You have to hold the ALT key down to see items, but even that's not perfect. Locating keys and tiny switches can sometimes demand an apology written in blood.

As with the questing system, though, this is a question of tuning rather than a fundamental problem with the concept: a few specific fights letting the side down, a few unfortunate decisions standing out all the more for how good the rest of the game is, a few crap puzzles... these are almost all patchable things. Whilst I cannot predict if they will eventually be fixed - and I've spent a lot of time wavering over whether they constitute enough of a reason to bring the score down the notch that it does arguably deserve - the simple fact is that the many, many fantastic hours I've spent playing Original Sin more than compensated for the occasional frustrations.

Certainly, I have no hesitation in recommending Original Sin to RPG fans old and new, provided that you're up for a challenge from very early on and don't expect to romp through, Diablo-style.

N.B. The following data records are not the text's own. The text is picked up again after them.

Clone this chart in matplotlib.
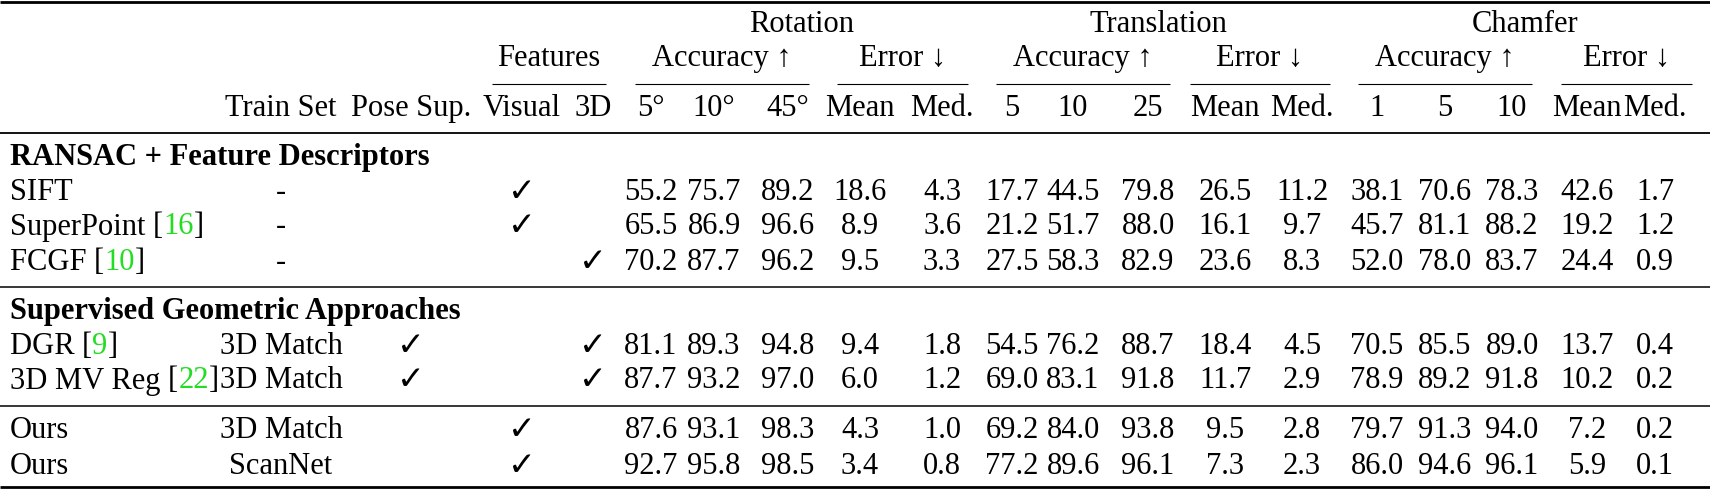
import matplotlib.pyplot as plt

plt.rcParams["font.family"] = ["Liberation Serif", "DejaVu Sans"]

W, H = 1710, 491
FS = 22
GREEN = "#22dd22"

# column layout (x centers, pixels)
col_x = [651, 714, 788, 860, 942, 1012, 1073, 1148, 1225, 1302, 1377, 1445, 1512, 1587, 1655]
sub_headers = ["5°", "10°", "45°", "Mean", "Med.", "5", "10", "25", "Mean", "Med.",
               "1", "5", "10", "Mean", "Med."]

sections = ["RANSAC + Feature Descriptors", "Supervised Geometric Approaches", None]
methods = [
    [("SIFT", None), ("SuperPoint ", "16"), ("FCGF ", "10")],
    [("DGR ", "9"), ("3D MV Reg ", "22")],
    [("Ours", None), ("Ours", None)],
]
train_set = [["-", "-", "-"], ["3D Match", "3D Match"], ["3D Match", "ScanNet"]]
pose_sup = [[False, False, False], [True, True], [False, False]]
visual = [[True, True, False], [False, False], [True, True]]
feat3d = [[False, False, True], [True, True], [False, False]]
values = [
    [
        [55.2, 75.7, 89.2, 18.6, 4.3, 17.7, 44.5, 79.8, 26.5, 11.2, 38.1, 70.6, 78.3, 42.6, 1.7],
        [65.5, 86.9, 96.6, 8.9, 3.6, 21.2, 51.7, 88.0, 16.1, 9.7, 45.7, 81.1, 88.2, 19.2, 1.2],
        [70.2, 87.7, 96.2, 9.5, 3.3, 27.5, 58.3, 82.9, 23.6, 8.3, 52.0, 78.0, 83.7, 24.4, 0.9],
    ],
    [
        [81.1, 89.3, 94.8, 9.4, 1.8, 54.5, 76.2, 88.7, 18.4, 4.5, 70.5, 85.5, 89.0, 13.7, 0.4],
        [87.7, 93.2, 97.0, 6.0, 1.2, 69.0, 83.1, 91.8, 11.7, 2.9, 78.9, 89.2, 91.8, 10.2, 0.2],
    ],
    [
        [87.6, 93.1, 98.3, 4.3, 1.0, 69.2, 84.0, 93.8, 9.5, 2.8, 79.7, 91.3, 94.0, 7.2, 0.2],
        [92.7, 95.8, 98.5, 3.4, 0.8, 77.2, 89.6, 96.1, 7.3, 2.3, 86.0, 94.6, 96.1, 5.9, 0.1],
    ],
]

fig = plt.figure(figsize=(W / 100, H / 100), dpi=100)
ax = fig.add_axes([0, 0, 1, 1])
ax.set_xlim(0, W)
ax.set_ylim(H, 0)
ax.axis("off")


def txt(x, y, s, ha="center", **kw):
    kw.setdefault("fontsize", FS)
    ax.text(x, y, s, ha=ha, va="center", **kw)


def check(x, y):
    txt(x, y, "✓", fontsize=24, fontweight="bold")


def rule(x0, x1, y, lw):
    ax.plot([x0, x1], [y, y], color="black", lw=lw, solid_capstyle="butt")


# header
rule(0, W, 2, 2.0)
txt(802, 24, "Rotation")
txt(1158, 24, "Translation")
txt(1525, 24, "Chamfer")
txt(549, 58, "Features")
for (x0, x1), label in zip(
    [(635, 809), (837, 968), (996, 1170), (1190, 1330), (1358, 1532), (1561, 1692)],
    ["Accuracy ↑", "Error ↓"] * 3,
):
    txt((x0 + x1) / 2, 58, label)
    rule(x0, x1, 84, 0.8)
rule(492, 606, 84, 0.8)
txt(281, 108, "Train Set")
txt(411, 108, "Pose Sup.")
txt(522, 108, "Visual")
txt(593, 108, "3D")
for x, s in zip(col_x, sub_headers):
    txt(x, 108, s)
rule(0, W, 133, 1.3)

# body
y = 133
for si, sec in enumerate(sections):
    if sec:
        y += 24
        txt(10, y, sec, ha="left", fontweight="bold")
    else:
        y -= 10
    for ri, (name, ref) in enumerate(methods[si]):
        y += 35
        t = ax.text(10, y, name, ha="left", va="center", fontsize=FS)
        if ref:
            fig.canvas.draw()
            bb = t.get_window_extent().transformed(ax.transData.inverted())
            t2 = ax.text(bb.x1, y, "[", ha="left", va="center", fontsize=FS)
            bb = t2.get_window_extent().transformed(ax.transData.inverted())
            t3 = ax.text(bb.x1, y, ref, ha="left", va="center", fontsize=FS, color=GREEN)
            bb = t3.get_window_extent().transformed(ax.transData.inverted())
            ax.text(bb.x1, y, "]", ha="left", va="center", fontsize=FS)
        txt(281, y, train_set[si][ri])
        if pose_sup[si][ri]:
            check(411, y)
        if visual[si][ri]:
            check(522, y)
        if feat3d[si][ri]:
            check(593, y)
        for x, v in zip(col_x, values[si][ri]):
            txt(x, y, f"{v:.1f}")
    y += 25
    if si < 2:
        rule(0, W, y, 1.1)
rule(0, W, 487, 2.0)

fig.savefig("out.png", dpi=100)
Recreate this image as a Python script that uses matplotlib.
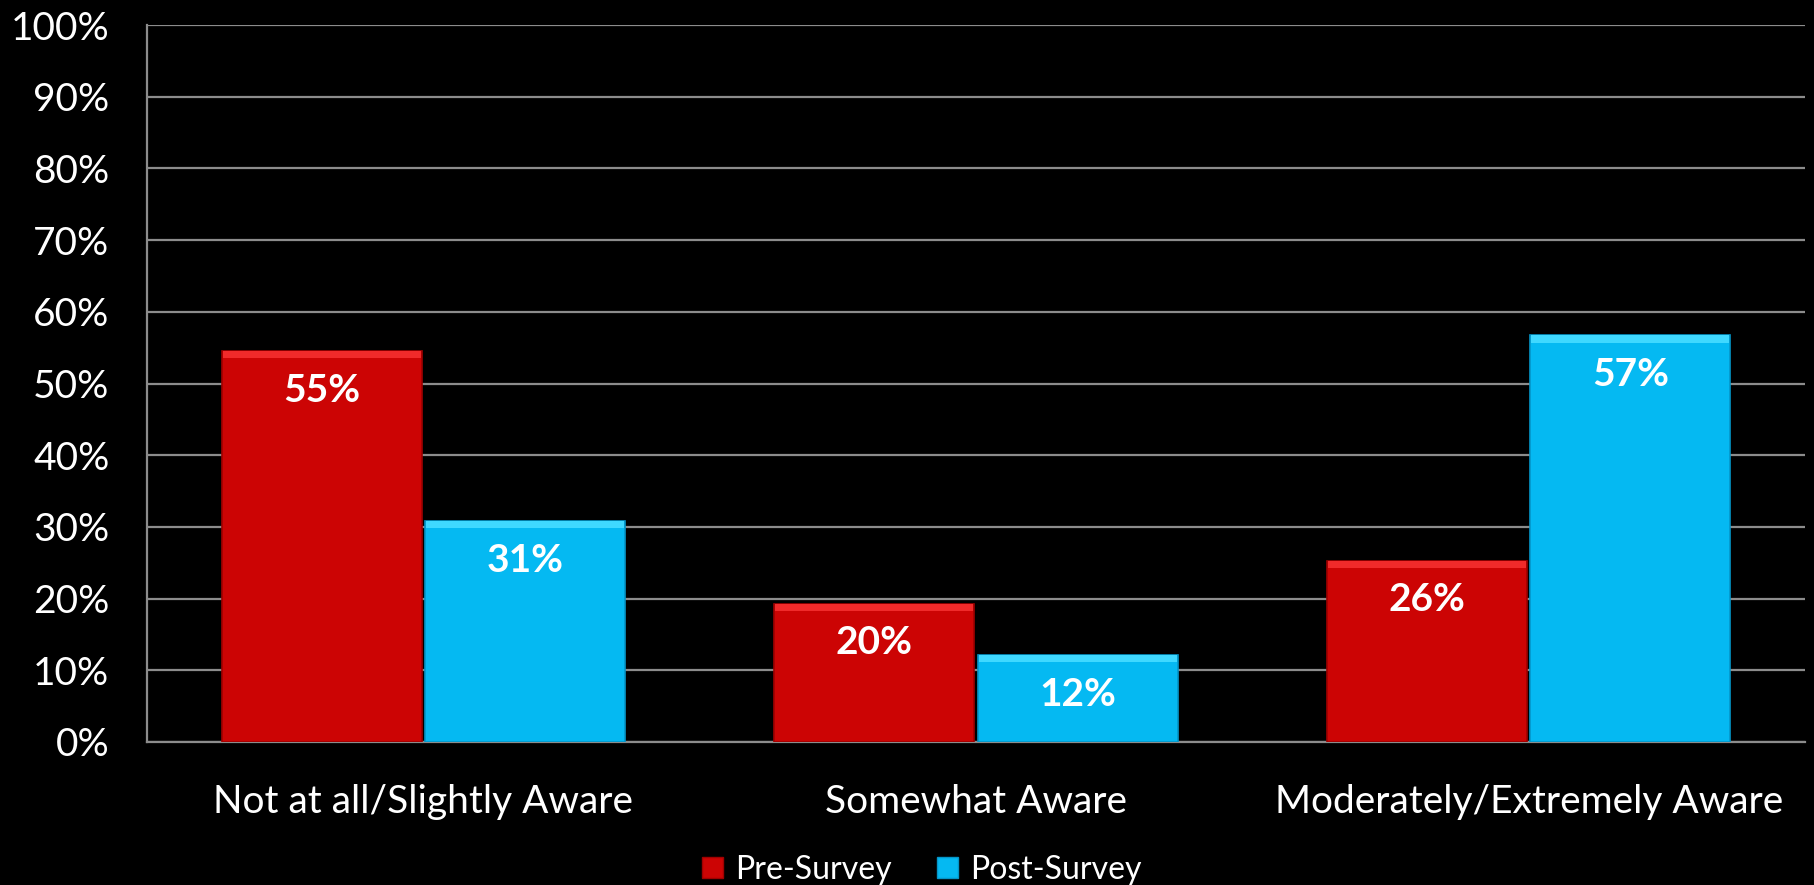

While Skyrim is obviously more freeform and immersive, and the likes of Mass Effect are more cinematic, Divinity: Original Sin is hands down the best classic-style RPG in years. It's obviously not Ultima 8 in name (and that's probably for the best, because the Ultima 8 we got in reality was bloody awful). It is, however, in every way that counts, the best successor ever to those classic journeys to Britannia, and a triumph on its own terms as a modern RPG with no shortage of fresh ideas.

As a friendly mouse put it only the other day: "Squeak squeak squeak, squeak squeak." Words to live by, those. Even if they do lose a little something in translation.